Carburator icing: A new product from Betty Crocker.
I have a 1980 Mazda GLC hatchback that has a problem no one has been able to fix. Sometimes when the temperature drops into the 20's, and the humidity is high, the car will just die while I'm driving. If I pull over and let the car sit for a short time, it's fine again. What's going on?
TOM: Judy, it sounds to me like you have carburetor icing. Even though that may sound like something Betty Crocker sells, it's actually the build up of ice inside your carburetor.
RAY: We know that water (or humidity) plus sub-freezing temperatures equals ice, right? Well as you're driving along, your carburetor is sucking in that cold, humid air. And to make matters worse, there's this thing called the Venturi effect.
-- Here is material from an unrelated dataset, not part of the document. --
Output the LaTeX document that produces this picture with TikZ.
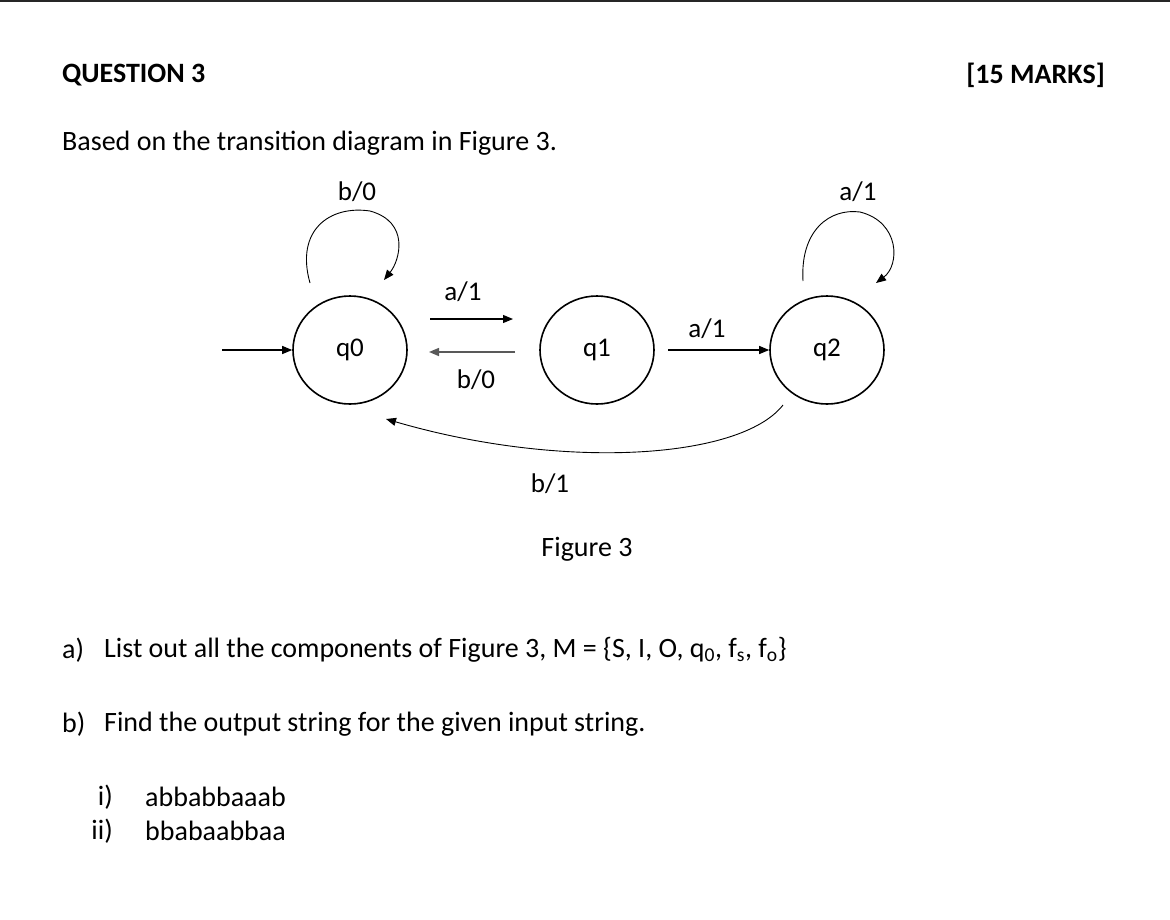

This guy Venturi discovered that when air is forced through something shaped like the throat of your carburetor, it's pressure goes down and the mixture gets even colder! Before long, you start making ice.
TOM: That would be OK if you were driving an Alfa Romeo, because you'd be making Italian ice. But in most cars, when enough ice forms, the carburetor throat gets plugged up and the car stops running. Once it stalls and the Venturi effect stops, the latent heat of the engine melts the ice, and the car is fine again--for a while.
RAY: But this shouldn't be happening. The air coming into the carburetor is supposed to be pre-heated. There's a paper hose that brings hot air from the engine compartment to the carburetor. My guess is that the hose has fallen off.
TOM: Back up for about 25,000 miles and see if you can find a short, paper hose on the ground somewhere. If you can't, ask your mechanic to give you a new one. If it turns out that your hose ISN'T missing, ask him to take a look at the "blend door," which lets the hot air into the carburetor, and the blend door's thermal switch. Good luck, Judy.